We’ve sighted all of the big five, and it’s worth dwelling on one which has featured consistently: the crow-stepped gable. Strong trading links in the 16th and 17th centuries, between Britain, Belgium, the Netherlands and Luxembourg, brought Dutch and Flemish immigrants, who introduced new architetural languages, and Flemish stepped gables arrived.

Fortingall to Glasgow. 79 miles.

Floral Doorbell Fortingall Hotel

Driving along the A9, past Birnam and its famous oak, we return to Glasgow, with a bright orange full moon ahead of us.  The Glasgow Style lingers in the mind, too, and the moon now looks like a circle of glass, cut into the stars, framed by the forest’s canopy.

 Back in town, we head to the Glasgow School of Art. It was built by Charles Rennie Mackintosh, in 1899, and completed in 1909, encapsulating the Modern Style with elements of Scots baronial and Tudor Revival.

 Just as Scots baronial borrowed from the medieval Scottish castle aesthetic, the Tudor Revival, drew from English medieval buildings. Elements like leaded glass panes, exposed beams, and jetting – where upper stories overhang the lower ones, creating more interior space – are key clues when sighting Tudor Revival.

The Oriel window is another Tudor feature: a bay-like window which projects from the upper walls and which doesn’t reach the ground, distinguishing it from a bay window, which would.
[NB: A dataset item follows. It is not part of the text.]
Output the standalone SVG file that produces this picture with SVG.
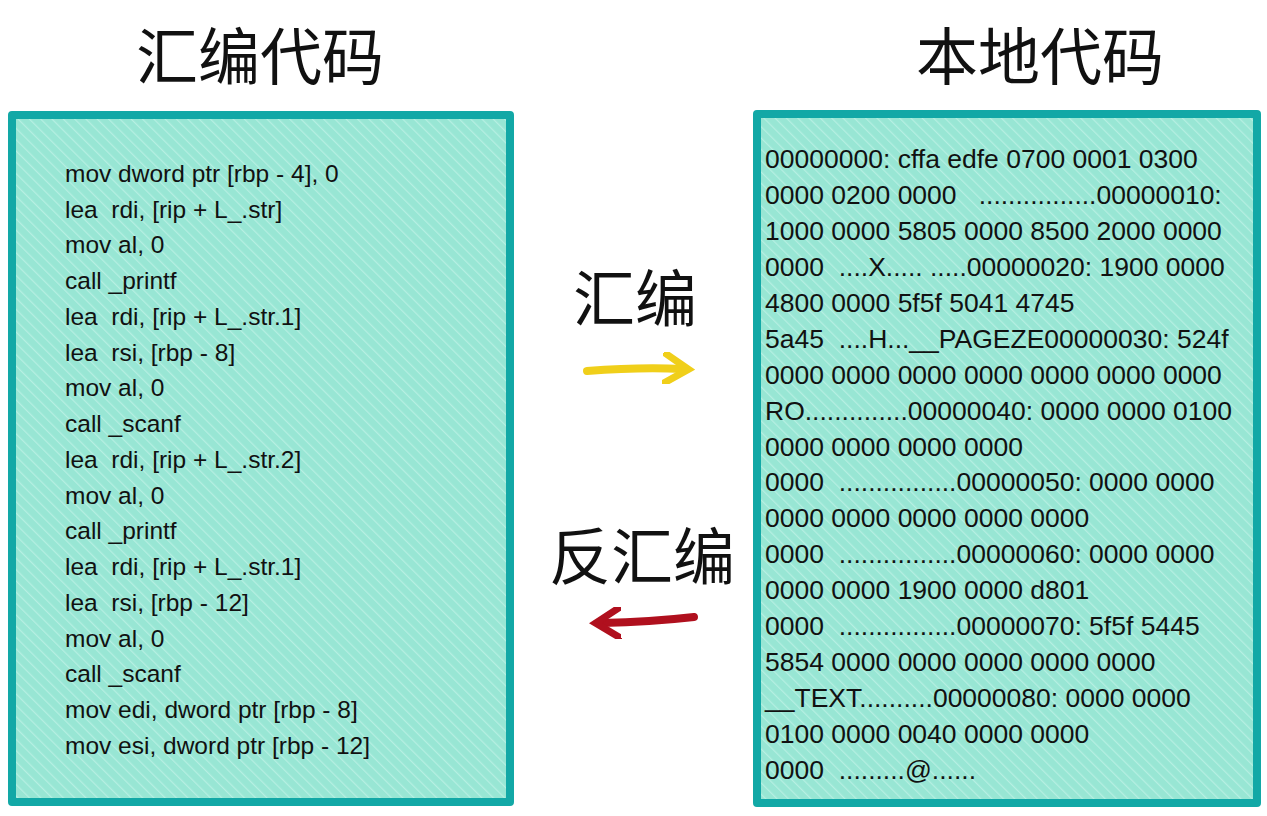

As with corbelled turrets, oriel windows can be decorative because of embellishments on the necessary supporting brackets, the corbels. For the keenest spotters, oriel windows can be spotted in contrasting styles, on the west and east façades of the school.

Art Nouveau and Tudor Revival shared similar epochs, and their contrasting aesthetics used simultaneously, create a striking, and bold duality. A Dorothy Carleton Smyth glass panel, which was luckily not lost in either of the 2014 and 2018 fires, exhibits something of this double act: sinuous and green Art Nouveau font, set against contrasting, right angled cuts of black leaded glass panes.

There we have it: The Big Five; The Glasgow Four, and The One: Nature.